Other than hearing that it happened, Booker said he heard nothing new emanating from the Minor camp's kickoff pertaining to him and his administration.

"This is the same as 1998, 2002 or 2006, with Sharpe James and Ron Rice," said the mayor, referring to the general and lingering charge by older, self-professed old school opponents that Booker remains Newark's perennial out-of-towner, more eager to hobnob with Aston Kutcher than stay strapped into the cockpit of City Hall.

"I'm happy they're running with what they think is an old school model, because in this city their version of old school hasn't worked," he said.

Booker said his contacts beyond the city - Jon Bon Jovi, Oprah Winfrey, among them - have continually proved valuable to Newark in the midst of a national economic nosedive.

"Our job here is to deliver for the city," the mayor told PolitickerNJ.com Thursday at City Hall. "If they don't like the way we do things here, I'd ask them to stop all of our cameras (crime detectors located around the city), which are not paid for by taxpayers but through philanthropic donations. Parks, the largest police foundation in the State of New Jersey, our lucrative tip lines, vehicles, the largest fund to support charter schools in the nation - funded with private dollars.

"In the worst economic crisis of a generation, we have been able to expand the police department, public schools and parks and bring resources for homeless shelters and treatment centers," he added, flatly rejecting the criticism that he's globetrotting with the city on autopilot, or that high profile donors to his campaign coffers have not repeatedly yielded tangible city improvements.

"I'm a guy who has no family," Booker said. "That gives me the ability to go at this 24-7. Most of my life is public. People know that I'm here, out on a 6 a.m. snow emergency call, conducting office hours, etc. This public perception out there that I'm not here doesn't concern me. I'm concerned with the public perception of my voters. They're not worried about petty problems. They want solutions, and having the ability to leverage philanthropy for Newark is a plus."
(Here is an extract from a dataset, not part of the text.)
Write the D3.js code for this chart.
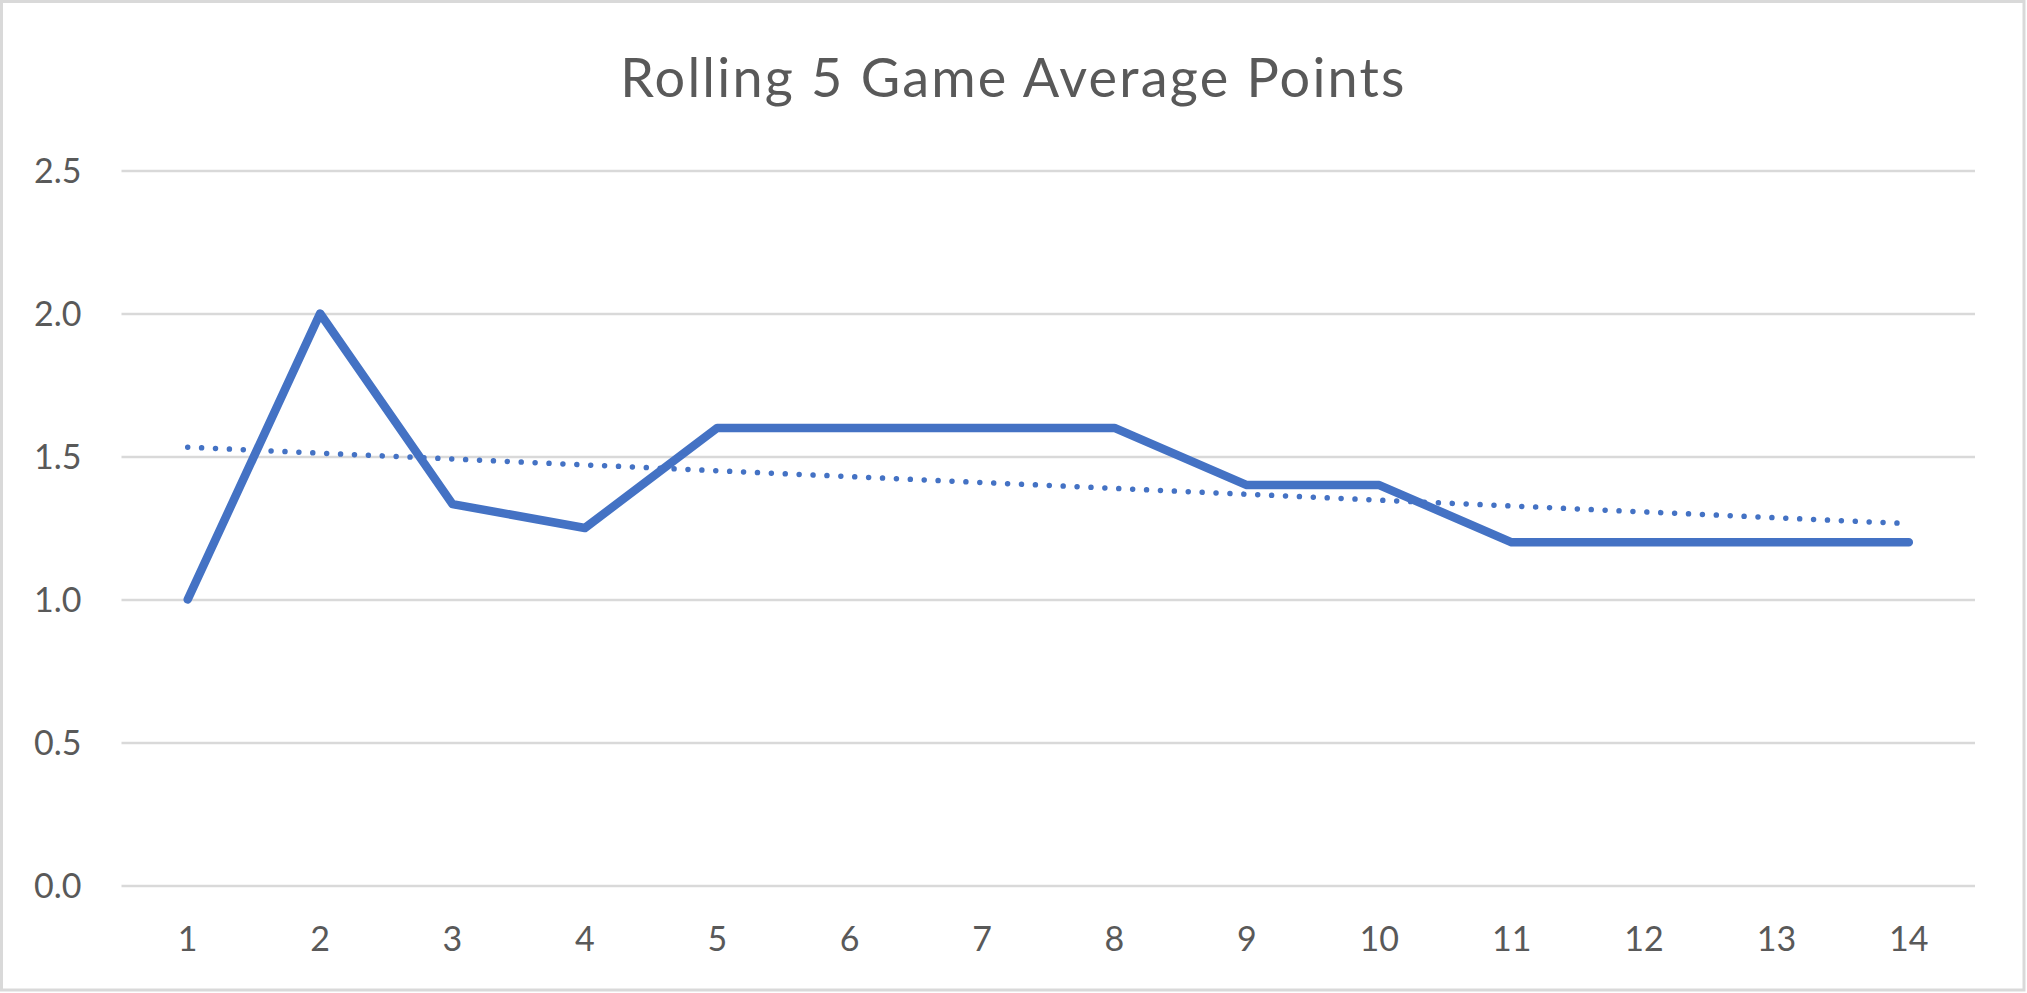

While jittery over campaign strategy, even Booker's most avid critics off the record say they don't think Minor will have the campaign moxie to make any serious indentations.

But most observers also say the mayor will have to best Minor by 60% or more and help carry his incumbent city council running mates in order to justify any local political muscle flexing on May 12th - and to keep the star power wattage intact.